Insider Tips for Navigating a Falsifying Records Charge
If you’re reading this because you’re worried or already under investigation, take a deep breath. Your actions from this moment forward are critical. Here are some actionable secrets based on common pitfalls and successful strategies I’ve observed.
- Invoke Your Right to Silence Immediately: The biggest mistake I’ve ever seen people make is trying to talk their way out of it. They think if they can just “explain” the situation, it will all go away. This is a catastrophic error. You must state clearly: “I am invoking my right to remain silent, and I would like to speak with my attorney.” Say nothing else.
- Don’t Alter or Delete Anything: Your second instinct might be to go back and “fix” the records or delete incriminating emails. Do not do this. This action can be a separate and more serious crime (obstruction of justice) and is a gift to the prosecution, as it’s powerful evidence of your intent to conceal.
- Hire the Right Kind of Lawyer: Do not just call your family’s real estate lawyer. You need a criminal defense attorney with specific experience in white-collar crime and the local jurisdiction where the investigation is taking place. This is not a time to cut corners.

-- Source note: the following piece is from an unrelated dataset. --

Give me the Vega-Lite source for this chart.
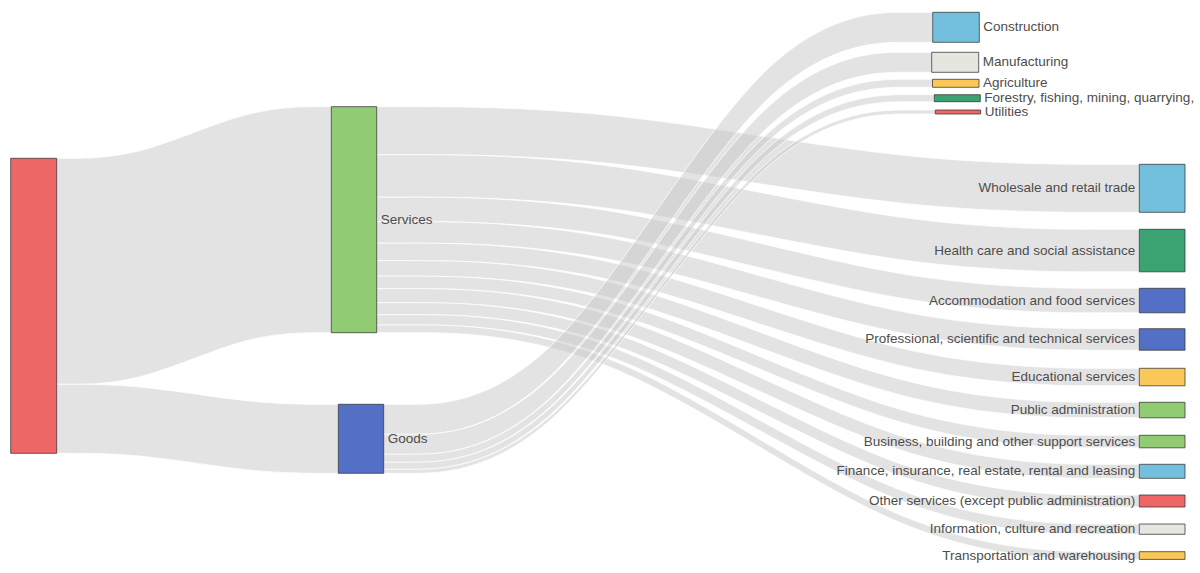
{
  "$schema": "https://vega.github.io/schema/vega-lite/v6.json",
  "width": 1200,
  "height": 573,
  "autosize": {"type": "fit", "contains": "padding"},
  "padding": 0,
  "background": "#ffffff",
  "config": {"view": {"stroke": null}},
  "datasets": {
    "nodes": [
      {"name": "Total", "group": "total", "x0": 10.7, "x1": 56.7, "y0": 158.3, "y1": 453.3},
      {"name": "Services", "group": "sector", "x0": 331.3, "x1": 376.7, "y0": 106.7, "y1": 332.7},
      {"name": "Goods", "group": "sector", "x0": 338.3, "x1": 383.7, "y0": 404.3, "y1": 473.3},
      {"name": "Construction", "group": "goods", "x0": 932.7, "x1": 979.3, "y0": 12.3, "y1": 42.3},
      {"name": "Manufacturing", "group": "goods", "x0": 931.7, "x1": 978.7, "y0": 52.3, "y1": 72.3},
      {"name": "Agriculture", "group": "goods", "x0": 932.5, "x1": 979, "y0": 79.3, "y1": 87.3},
      {"name": "Forestry, fishing, mining, quarrying,", "group": "goods", "x0": 934.3, "x1": 980.3, "y0": 94.7, "y1": 101.7},
      {"name": "Utilities", "group": "goods", "x0": 935.3, "x1": 980.7, "y0": 110, "y1": 114},
      {"name": "Wholesale and retail trade", "group": "services", "x0": 1139.3, "x1": 1185, "y0": 164.3, "y1": 212.3},
      {"name": "Health care and social assistance", "group": "services", "x0": 1139.3, "x1": 1185, "y0": 229.3, "y1": 271.8},
      {"name": "Accommodation and food services", "group": "services", "x0": 1139.3, "x1": 1185, "y0": 288.3, "y1": 312.8},
      {"name": "Professional, scientific and technical services", "group": "services", "x0": 1139.3, "x1": 1185, "y0": 328.7, "y1": 350.2},
      {"name": "Educational services", "group": "services", "x0": 1139.3, "x1": 1185, "y0": 368.3, "y1": 385.8},
      {"name": "Public administration", "group": "services", "x0": 1139.3, "x1": 1185, "y0": 402.3, "y1": 417.8},
      {"name": "Business, building and other support services", "group": "services", "x0": 1139.3, "x1": 1185, "y0": 435.3, "y1": 447.8},
      {"name": "Finance, insurance, real estate, rental and leasing", "group": "services", "x0": 1139.3, "x1": 1185, "y0": 464.3, "y1": 478.3},
      {"name": "Other services (except public administration)", "group": "services", "x0": 1139.3, "x1": 1185, "y0": 495, "y1": 507},
      {"name": "Information, culture and recreation", "group": "services", "x0": 1139.3, "x1": 1185, "y0": 524, "y1": 534.3},
      {"name": "Transportation and warehousing", "group": "services", "x0": 1139.3, "x1": 1185, "y0": 551.7, "y1": 559.4}
    ],
    "links": [
      {"source": "Total", "target": "Services", "value": 226, "xs": [56.7, 139.1, 248.9, 331.3], "top": [158.3, 158.3, 106.7, 106.7], "bot": [384.3, 384.3, 332.7, 332.7]},
      {"source": "Total", "target": "Goods", "value": 69, "xs": [56.7, 141.2, 253.8, 338.3], "top": [384.3, 384.3, 404.3, 404.3], "bot": [453.3, 453.3, 473.3, 473.3]},
      {"source": "Services", "target": "Wholesale and retail trade", "value": 48, "xs": [376.7, 605.5, 910.5, 1139.3], "top": [106.7, 106.7, 164.3, 164.3], "bot": [154.7, 154.7, 212.3, 212.3]},
      {"source": "Services", "target": "Health care and social assistance", "value": 42.5, "xs": [376.7, 605.5, 910.5, 1139.3], "top": [154.7, 154.7, 229.3, 229.3], "bot": [197.2, 197.2, 271.8, 271.8]},
      {"source": "Services", "target": "Accommodation and food services", "value": 24.5, "xs": [376.7, 605.5, 910.5, 1139.3], "top": [197.2, 197.2, 288.3, 288.3], "bot": [221.7, 221.7, 312.8, 312.8]},
      {"source": "Services", "target": "Professional, scientific and technical services", "value": 21.5, "xs": [376.7, 605.5, 910.5, 1139.3], "top": [221.7, 221.7, 328.7, 328.7], "bot": [243.2, 243.2, 350.2, 350.2]},
      {"source": "Services", "target": "Educational services", "value": 17.5, "xs": [376.7, 605.5, 910.5, 1139.3], "top": [243.2, 243.2, 368.3, 368.3], "bot": [260.7, 260.7, 385.8, 385.8]},
      {"source": "Services", "target": "Public administration", "value": 15.5, "xs": [376.7, 605.5, 910.5, 1139.3], "top": [260.7, 260.7, 402.3, 402.3], "bot": [276.2, 276.2, 417.8, 417.8]},
      {"source": "Services", "target": "Business, building and other support services", "value": 12.5, "xs": [376.7, 605.5, 910.5, 1139.3], "top": [276.2, 276.2, 435.3, 435.3], "bot": [288.7, 288.7, 447.8, 447.8]},
      {"source": "Services", "target": "Finance, insurance, real estate, rental and leasing", "value": 14, "xs": [376.7, 605.5, 910.5, 1139.3], "top": [288.7, 288.7, 464.3, 464.3], "bot": [302.7, 302.7, 478.3, 478.3]},
      {"source": "Services", "target": "Other services (except public administration)", "value": 12, "xs": [376.7, 605.5, 910.5, 1139.3], "top": [302.7, 302.7, 495, 495], "bot": [314.7, 314.7, 507, 507]},
      {"source": "Services", "target": "Information, culture and recreation", "value": 10.3, "xs": [376.7, 605.5, 910.5, 1139.3], "top": [314.7, 314.7, 524, 524], "bot": [325, 325, 534.3, 534.3]},
      {"source": "Services", "target": "Transportation and warehousing", "value": 7.7, "xs": [376.7, 605.5, 910.5, 1139.3], "top": [325, 325, 551.7, 551.7], "bot": [332.7, 332.7, 559.4, 559.4]},
      {"source": "Goods", "target": "Construction", "value": 30, "xs": [383.7, 548.5, 768.2, 932.7], "top": [404.3, 404.3, 12.3, 12.3], "bot": [434.3, 434.3, 42.3, 42.3]},
      {"source": "Goods", "target": "Manufacturing", "value": 20, "xs": [383.7, 548.5, 768.2, 931.7], "top": [434.3, 434.3, 52.3, 52.3], "bot": [454.3, 454.3, 72.3, 72.3]},
      {"source": "Goods", "target": "Agriculture", "value": 8, "xs": [383.7, 548.5, 768.2, 932.5], "top": [454.3, 454.3, 79.3, 79.3], "bot": [462.3, 462.3, 87.3, 87.3]},
      {"source": "Goods", "target": "Forestry, fishing, mining, quarrying,", "value": 7, "xs": [383.7, 548.5, 768.2, 934.3], "top": [462.3, 462.3, 94.7, 94.7], "bot": [469.3, 469.3, 101.7, 101.7]},
      {"source": "Goods", "target": "Utilities", "value": 4, "xs": [383.7, 548.5, 768.2, 935.3], "top": [469.3, 469.3, 110, 110], "bot": [473.3, 473.3, 114, 114]}
    ]
  },
  "layer": [
    {
      "data": {"name": "links"},
      "transform": [{"flatten": ["xs", "top", "bot"]}],
      "mark": {"type": "area", "interpolate": "basis", "fill": "#c7c7c7", "fillOpacity": 0.5, "stroke": "#ffffff", "strokeWidth": 0.8, "strokeOpacity": 0.9},
      "encoding": {
        "x": {"field": "xs", "type": "quantitative", "scale": {"domain": [0, 1200], "nice": false, "zero": false}, "axis": null},
        "y": {"field": "top", "type": "quantitative", "stack": null, "scale": {"domain": [0, 573], "nice": false, "zero": false, "reverse": true}, "axis": null},
        "y2": {"field": "bot"},
        "detail": {"field": "target"}
      }
    },
    {
      "data": {"name": "nodes"},
      "mark": {"type": "rect", "stroke": "#333333", "strokeWidth": 1, "strokeOpacity": 0.75},
      "encoding": {
        "x": {"field": "x0", "type": "quantitative"},
        "x2": {"field": "x1"},
        "y": {"field": "y0", "type": "quantitative"},
        "y2": {"field": "y1"},
        "color": {
          "field": "name",
          "type": "nominal",
          "legend": null,
          "scale": {
            "domain": ["Total", "Services", "Goods", "Construction", "Manufacturing", "Agriculture", "Forestry, fishing, mining, quarrying,", "Utilities", "Wholesale and retail trade", "Health care and social assistance", "Accommodation and food services", "Professional, scientific and technical services", "Educational services", "Public administration", "Business, building and other support services", "Finance, insurance, real estate, rental and leasing", "Other services (except public administration)", "Information, culture and recreation", "Transportation and warehousing"],
            "range": ["#ee6666", "#91cc75", "#5470c6", "#73c0de", "#e6e6e1", "#fac858", "#3ba272", "#ee6666", "#73c0de", "#3ba272", "#5470c6", "#5470c6", "#fac858", "#91cc75", "#91cc75", "#73c0de", "#ee6666", "#e6e6e1", "#fac858"]
          }
        }
      }
    },
    {
      "data": {"name": "nodes"},
      "transform": [
        {"filter": "datum.group === 'sector' || datum.group === 'goods'"},
        {"fold": ["y0", "y1"], "as": ["edge", "ypos"]}
      ],
      "mark": {"type": "text", "align": "left", "baseline": "middle", "dx": 4, "font": "Liberation Sans", "fontSize": 13.5, "color": "#4d4d4d"},
      "encoding": {
        "x": {"field": "x1", "type": "quantitative"},
        "y": {"field": "ypos", "type": "quantitative", "aggregate": "mean"},
        "text": {"field": "name", "type": "nominal"}
      }
    },
    {
      "data": {"name": "nodes"},
      "transform": [
        {"filter": "datum.group === 'services'"},
        {"fold": ["y0", "y1"], "as": ["edge", "ypos"]}
      ],
      "mark": {"type": "text", "align": "right", "baseline": "middle", "dx": -4, "font": "Liberation Sans", "fontSize": 13.5, "color": "#4d4d4d"},
      "encoding": {
        "x": {"field": "x0", "type": "quantitative"},
        "y": {"field": "ypos", "type": "quantitative", "aggregate": "mean"},
        "text": {"field": "name", "type": "nominal"}
      }
    }
  ]
}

- Understand “Mistake of Fact”: One of the strongest defenses is a lack of intent. This can sometimes be established by showing you were acting on incorrect information provided by someone else. Your lawyer will explore if you were an unknowing participant rather than the architect of a scheme.
- Let Your Lawyer Do the Talking: Once you have legal counsel, all communication with investigators, your employer, or anyone else involved must go through them. This creates a protective shield and prevents you from making a fatal mistake under pressure.
Frequently Asked Questions
Can I go to jail for a first-time falsifying business records offense?
Yes, it is possible. While a first-time misdemeanor offense may result in probation or fines, a felony conviction, even for a first-time offender, carries a very real possibility of a state prison sentence.
What is the main difference between bad bookkeeping and a criminal charge?
The difference is intent. Bad bookkeeping involves unintentional errors, sloppiness, or a lack of knowledge, whereas the criminal charge of falsifying business records requires the prosecution to prove you acted with a specific “intent to defraud.”
How long does an investigation for falsifying records usually take?
These investigations can be lengthy, often taking many months or even over a year. The process involves collecting and analyzing vast amounts of financial data and interviewing multiple witnesses before a decision to file charges is made.
Will a conviction for falsifying business records affect my future employment?
Absolutely. A conviction, especially a felony, will appear on background checks and can be a significant barrier to future employment, particularly in fields that require trust, security clearance, or professional licensing like finance, law, or healthcare.